Pablo starts with generating a new project workspace with Nasdanika Application Workspace Wizard.

Then Pablo creates a new ECore model in the generated model project and captures the problem domain in the model leveraging ECore Tools class diagram editor. He documents model elements - classes, attributes, references, and operations - using markdown. It allows to link model documentation to external documentation resources and also cross-reference model elements. UML diagram pre-processor generates UML diagrams from textual definitions. It allows to insert UML diagrams into documentation, e.g. a state transition diagram for a particular class attribute.

Pablo also creates a story model to capture information about users/actors/personas, their user stories and acceptance criteria. Story model element descriptions may include references to the domain model elements and vice versa.

Once the first version of the models is ready Pablo generates Java code from the model, builds the product with Maven and Tycho and deploys it to the company intranet. The documentation route of the product serves model documentation including auto-generated context UML diagrams for packages and classes. It also serves the story model documentation with auto-generated UML diagrams as well. 1

In addition to auto-generated UML diagrams, images of diagrams from the ECore diagram editor can also be linked to the documentation. While auto-generated UML diagrams are always in sync with the model and don't take any effort to build, diagram images taken from the editor may be more effective in communicating domain knowledge.

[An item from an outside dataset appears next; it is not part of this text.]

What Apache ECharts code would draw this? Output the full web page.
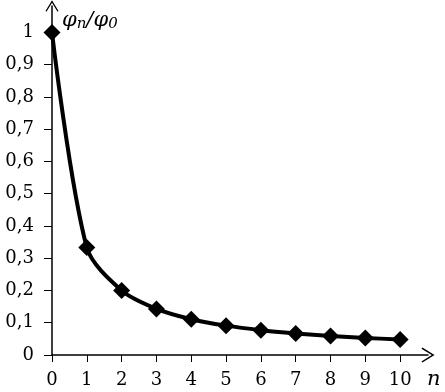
<!DOCTYPE html>
<html><head><meta charset="utf-8">
<script src="https://cdn.jsdelivr.net/npm/echarts@6/dist/echarts.min.js"></script>
<style>html,body{margin:0;padding:0;background:#fff}#c{width:445px;height:392px}</style>
</head><body><div id="c"></div>
<script>
const nValues = [0, 1, 2, 3, 4, 5, 6, 7, 8, 9, 10];
const ratioValues = [1, 0.333, 0.2, 0.143, 0.111, 0.091, 0.077, 0.067, 0.059, 0.053, 0.048];
const xTicks = [0, 1, 2, 3, 4, 5, 6, 7, 8, 9, 10];
const yTicks = [0, 0.1, 0.2, 0.3, 0.4, 0.5, 0.6, 0.7, 0.8, 0.9, 1];

const FONT = 'DejaVu Serif';
const chevron = 'path://M0,13 L8,0 L16,13 L14.8,14 L8,3 L1.2,14 Z';
const chart = echarts.init(document.getElementById('c'));
chart.setOption({
  animation: false,
  grid: {left: 52, right: 17, top: 6, bottom: 37, containLabel: false},
  xAxis: {
    type: 'value', min: 0, max: 10.8,
    splitLine: {show: false},
    axisLine: {show: true, lineStyle: {color: '#000', width: 1.5}, symbol: ['none', chevron], symbolSize: [15, 15], symbolOffset: [0, 0]},
    axisTick: {show: true, inside: false, length: 7, lineStyle: {color: '#000', width: 1}, customValues: xTicks},
    axisLabel: {show: true, margin: 16, color: '#000', fontFamily: FONT, fontSize: 18, customValues: xTicks,
      formatter: v => String(v)}
  },
  yAxis: {
    type: 'value', min: 0, max: 1.082,
    splitLine: {show: false},
    axisLine: {show: true, lineStyle: {color: '#000', width: 1.5}, symbol: ['none', chevron], symbolSize: [13, 12], symbolOffset: [0, 0]},
    axisTick: {show: true, inside: false, length: 8, lineStyle: {color: '#000', width: 1}, customValues: yTicks},
    axisLabel: {show: true, margin: 18, color: '#000', fontFamily: FONT, fontSize: 18, customValues: yTicks,
      formatter: v => String(Math.round(v * 10) / 10).replace('.', ',')}
  },
  graphic: [
    {type: 'text', left: 62, top: 10, style: {
      text: '{a|φ}{s|n}{a|/φ}{s|0}', fill: '#000',
      rich: {
        a: {fontFamily: FONT, fontStyle: 'italic', fontSize: 21, fill: '#000'},
        s: {fontFamily: FONT, fontStyle: 'italic', fontSize: 15, fill: '#000', padding: [7, 0, 0, 0]}
      }}},
    {type: 'text', left: 427, top: 369, style: {text: 'n', fontFamily: FONT, fontStyle: 'italic', fontSize: 21, fill: '#000'}}
  ],
  series: [{
    type: 'line',
    data: nValues.map((n, i) => [n, ratioValues[i]]),
    smooth: 0.3,
    symbol: 'diamond', symbolSize: [17, 17],
    itemStyle: {color: '#000'},
    lineStyle: {color: '#000', width: 4}
  }]
});
</script></body></html>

Pablo leverages Nasdanika HTML and company's Bootstrap theme to build Web and hybrid mobile UI compliant with the company branding guidelines. The UI code is implemented in the form routes - it is linked to the generated model classes and uses the model data to produce HTML.

Connectivity to back-end systems is done through helper reusable bundles, mapping between the domain model and back-end data structures is either implemented in the model itself or in helper classes.

Along with development of the prototype UI Pablo creates automated UI tests with Nasdanika Webtest. Pablo annotates test methods and actor/page classes to link them to acceptance criteria and actors/users/personas in the story model. Nasdanika Webtest framework outputs test results in a form of a model with associated screenshots. Test results are wrapped into an OSGi bundle, which becomes a part of the prototype product. The documentation route links test results to user stories' acceptance criteria. Test results are presented in the form of automatically generated slide-shows, sequence diagrams and SWF videos. The videos are generated from collected screenshots and test steps descriptions leveraging a Text-To-Speech engine. Generated slide-shows and videos are especially beneficial in communicating mobile UI flows.

Pablo checks-in all sources in a version control system and creates a build job on a CI server which automatically builds, tests, and deploys the product when changes are checked-in to the version control system.

The above process allows Pablo to effectively and efficiently communicate project knowledge to multiple teams, quickly incorporate feedback, and demonstrate end-to-end traceability from requirements in the form user stories and acceptance criteria to a working application as proven by recorded results of UI tests linked to the acceptance criteria.


1 Story model documentation and linking of test results to the story model is work-in-progress.